Friday, February 8, 2013 at 11:42AM
Laurie Brady - Webmaster

When Angie Heyboer was a kid her father would come home occasionally wearing an “I Donated” sticker, which he would always put on her nose or forehead as he walked through the door. It took her several years to figure out what he was donating, but it wasn’t until her own son needed blood that she realized how important those donations were.

Ryan was diagnosed with Acute Lymphoblastic Leukemia when we was two-and-a-half years old, and over the last three years has received numerous blood transfusions. The day he was admitted into the pediatric intensive care unit he received both a red blood cell transfusion and a platelet transfusion. His platelet counts were so low that the doctors were surprised he hadn’t bled to death.

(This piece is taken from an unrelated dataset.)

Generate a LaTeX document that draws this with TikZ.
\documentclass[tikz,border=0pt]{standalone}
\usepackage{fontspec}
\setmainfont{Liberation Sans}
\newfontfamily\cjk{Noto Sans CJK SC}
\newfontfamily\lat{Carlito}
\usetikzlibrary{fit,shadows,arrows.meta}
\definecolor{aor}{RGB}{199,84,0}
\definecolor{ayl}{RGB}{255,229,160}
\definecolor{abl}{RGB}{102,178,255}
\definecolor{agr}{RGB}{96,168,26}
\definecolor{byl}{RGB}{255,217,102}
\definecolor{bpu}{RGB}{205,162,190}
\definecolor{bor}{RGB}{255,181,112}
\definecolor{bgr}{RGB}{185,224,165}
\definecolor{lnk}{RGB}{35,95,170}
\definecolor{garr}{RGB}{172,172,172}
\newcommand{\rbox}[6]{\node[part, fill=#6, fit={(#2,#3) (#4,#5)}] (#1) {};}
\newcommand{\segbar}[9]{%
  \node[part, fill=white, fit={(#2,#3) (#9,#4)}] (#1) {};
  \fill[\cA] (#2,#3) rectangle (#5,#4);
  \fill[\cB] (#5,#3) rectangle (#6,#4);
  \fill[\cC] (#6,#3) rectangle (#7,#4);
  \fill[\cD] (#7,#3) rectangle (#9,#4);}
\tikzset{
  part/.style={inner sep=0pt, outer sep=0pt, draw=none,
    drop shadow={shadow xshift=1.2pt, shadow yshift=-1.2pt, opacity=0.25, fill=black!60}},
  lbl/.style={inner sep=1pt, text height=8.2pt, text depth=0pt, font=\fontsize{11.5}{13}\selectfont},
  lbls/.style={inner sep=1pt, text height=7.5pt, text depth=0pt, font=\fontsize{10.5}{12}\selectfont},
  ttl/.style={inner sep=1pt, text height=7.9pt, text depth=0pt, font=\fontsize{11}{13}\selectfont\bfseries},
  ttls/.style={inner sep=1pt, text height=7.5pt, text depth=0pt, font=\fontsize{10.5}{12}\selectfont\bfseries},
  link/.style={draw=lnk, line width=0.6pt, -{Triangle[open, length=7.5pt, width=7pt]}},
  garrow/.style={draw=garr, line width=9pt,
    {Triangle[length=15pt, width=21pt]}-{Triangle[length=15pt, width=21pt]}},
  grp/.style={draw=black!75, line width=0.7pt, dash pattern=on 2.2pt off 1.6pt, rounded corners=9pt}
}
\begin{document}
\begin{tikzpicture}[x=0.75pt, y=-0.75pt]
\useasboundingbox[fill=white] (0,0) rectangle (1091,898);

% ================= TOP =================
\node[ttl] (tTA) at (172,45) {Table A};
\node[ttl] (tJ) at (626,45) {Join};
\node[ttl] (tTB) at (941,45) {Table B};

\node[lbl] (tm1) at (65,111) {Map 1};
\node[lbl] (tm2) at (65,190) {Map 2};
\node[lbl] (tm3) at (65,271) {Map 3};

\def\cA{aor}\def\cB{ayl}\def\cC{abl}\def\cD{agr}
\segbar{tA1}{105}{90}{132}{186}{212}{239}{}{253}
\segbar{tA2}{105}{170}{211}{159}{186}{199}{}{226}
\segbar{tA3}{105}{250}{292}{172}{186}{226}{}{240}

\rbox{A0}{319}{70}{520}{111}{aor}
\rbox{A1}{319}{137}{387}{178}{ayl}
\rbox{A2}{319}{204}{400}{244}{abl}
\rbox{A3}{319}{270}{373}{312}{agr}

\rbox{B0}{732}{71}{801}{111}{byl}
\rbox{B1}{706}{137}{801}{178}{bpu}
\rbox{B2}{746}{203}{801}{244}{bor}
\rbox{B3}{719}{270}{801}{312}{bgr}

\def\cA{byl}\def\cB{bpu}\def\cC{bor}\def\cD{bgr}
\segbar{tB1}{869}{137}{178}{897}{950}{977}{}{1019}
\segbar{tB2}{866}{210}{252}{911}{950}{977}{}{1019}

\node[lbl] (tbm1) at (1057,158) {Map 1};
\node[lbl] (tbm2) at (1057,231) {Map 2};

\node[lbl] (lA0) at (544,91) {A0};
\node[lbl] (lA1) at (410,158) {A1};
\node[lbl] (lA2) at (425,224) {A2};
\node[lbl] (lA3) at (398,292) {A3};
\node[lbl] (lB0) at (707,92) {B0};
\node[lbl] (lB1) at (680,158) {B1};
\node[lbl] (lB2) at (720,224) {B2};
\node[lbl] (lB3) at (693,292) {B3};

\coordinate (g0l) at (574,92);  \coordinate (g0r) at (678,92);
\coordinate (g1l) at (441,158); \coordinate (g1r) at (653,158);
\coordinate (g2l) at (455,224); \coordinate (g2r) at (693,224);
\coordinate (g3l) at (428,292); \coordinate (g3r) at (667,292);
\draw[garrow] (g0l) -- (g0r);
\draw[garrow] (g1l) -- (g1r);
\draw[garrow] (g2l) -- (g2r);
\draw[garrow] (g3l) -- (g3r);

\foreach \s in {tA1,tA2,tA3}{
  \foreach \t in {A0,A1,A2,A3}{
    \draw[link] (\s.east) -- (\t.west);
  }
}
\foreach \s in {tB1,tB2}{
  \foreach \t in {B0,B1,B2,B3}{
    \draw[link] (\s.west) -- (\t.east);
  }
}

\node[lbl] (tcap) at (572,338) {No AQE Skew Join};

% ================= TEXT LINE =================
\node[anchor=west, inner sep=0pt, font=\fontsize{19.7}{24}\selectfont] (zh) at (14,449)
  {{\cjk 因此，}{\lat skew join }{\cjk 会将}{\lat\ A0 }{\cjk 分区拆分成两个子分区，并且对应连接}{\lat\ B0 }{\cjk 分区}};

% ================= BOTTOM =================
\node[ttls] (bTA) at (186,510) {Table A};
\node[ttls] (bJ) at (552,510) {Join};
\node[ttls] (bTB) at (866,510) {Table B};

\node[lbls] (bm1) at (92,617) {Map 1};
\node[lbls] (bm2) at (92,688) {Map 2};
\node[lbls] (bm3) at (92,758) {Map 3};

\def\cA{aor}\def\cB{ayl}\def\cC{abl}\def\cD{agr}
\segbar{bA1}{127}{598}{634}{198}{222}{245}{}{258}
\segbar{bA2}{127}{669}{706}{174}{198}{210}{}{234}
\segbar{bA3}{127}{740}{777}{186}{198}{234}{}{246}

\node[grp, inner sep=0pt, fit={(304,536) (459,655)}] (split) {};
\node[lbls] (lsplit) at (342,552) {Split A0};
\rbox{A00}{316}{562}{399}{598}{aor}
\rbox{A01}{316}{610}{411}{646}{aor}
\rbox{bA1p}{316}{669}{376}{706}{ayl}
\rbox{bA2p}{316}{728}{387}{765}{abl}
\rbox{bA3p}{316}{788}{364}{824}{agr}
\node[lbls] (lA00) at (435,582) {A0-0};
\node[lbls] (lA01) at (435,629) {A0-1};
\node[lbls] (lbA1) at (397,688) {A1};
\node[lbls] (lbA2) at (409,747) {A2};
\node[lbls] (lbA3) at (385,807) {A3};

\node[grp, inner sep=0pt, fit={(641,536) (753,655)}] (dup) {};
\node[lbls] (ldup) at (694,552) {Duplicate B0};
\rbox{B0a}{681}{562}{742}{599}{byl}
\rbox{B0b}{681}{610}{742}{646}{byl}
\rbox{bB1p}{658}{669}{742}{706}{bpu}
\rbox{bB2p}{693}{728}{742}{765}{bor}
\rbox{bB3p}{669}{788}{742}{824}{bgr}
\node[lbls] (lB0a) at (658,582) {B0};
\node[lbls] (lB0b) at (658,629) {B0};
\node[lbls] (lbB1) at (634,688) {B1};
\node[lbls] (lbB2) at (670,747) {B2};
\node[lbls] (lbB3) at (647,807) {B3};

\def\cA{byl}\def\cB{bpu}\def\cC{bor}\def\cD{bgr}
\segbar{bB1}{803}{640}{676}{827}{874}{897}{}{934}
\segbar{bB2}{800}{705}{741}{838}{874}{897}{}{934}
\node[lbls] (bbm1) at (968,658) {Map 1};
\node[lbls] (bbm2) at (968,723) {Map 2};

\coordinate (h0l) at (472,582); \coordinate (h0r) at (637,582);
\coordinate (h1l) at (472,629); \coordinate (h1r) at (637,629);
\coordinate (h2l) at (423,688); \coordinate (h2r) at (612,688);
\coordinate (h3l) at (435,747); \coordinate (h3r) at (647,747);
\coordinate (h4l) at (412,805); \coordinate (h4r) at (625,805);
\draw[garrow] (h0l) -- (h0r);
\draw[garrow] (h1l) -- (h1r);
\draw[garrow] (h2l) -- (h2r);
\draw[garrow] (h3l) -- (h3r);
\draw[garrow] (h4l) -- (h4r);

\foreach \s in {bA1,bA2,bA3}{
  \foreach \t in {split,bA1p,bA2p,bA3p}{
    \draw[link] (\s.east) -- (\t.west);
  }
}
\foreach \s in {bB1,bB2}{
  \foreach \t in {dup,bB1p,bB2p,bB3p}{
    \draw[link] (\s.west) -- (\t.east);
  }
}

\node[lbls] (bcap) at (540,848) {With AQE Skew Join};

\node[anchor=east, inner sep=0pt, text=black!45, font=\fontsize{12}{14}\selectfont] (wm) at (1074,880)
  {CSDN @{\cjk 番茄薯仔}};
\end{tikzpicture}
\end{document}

“Cancer is a scary word,” says Angie, “especially when you’re told your child has it. We were given so much information, lived through new procedures and new medications and the idea of the unknown. My little boy has had to fight harder than anyone I have ever met. Had it not been for the numerous blood transfusions he received, he wouldn’t have even gotten the chance to fight and show me what a strong little guy he is.”

Ryan is scheduled to be done with his treatment for leukemia in February, 2013. Angie donates blood now, just like her father did. “I give blood to give someone else a fighting chance.”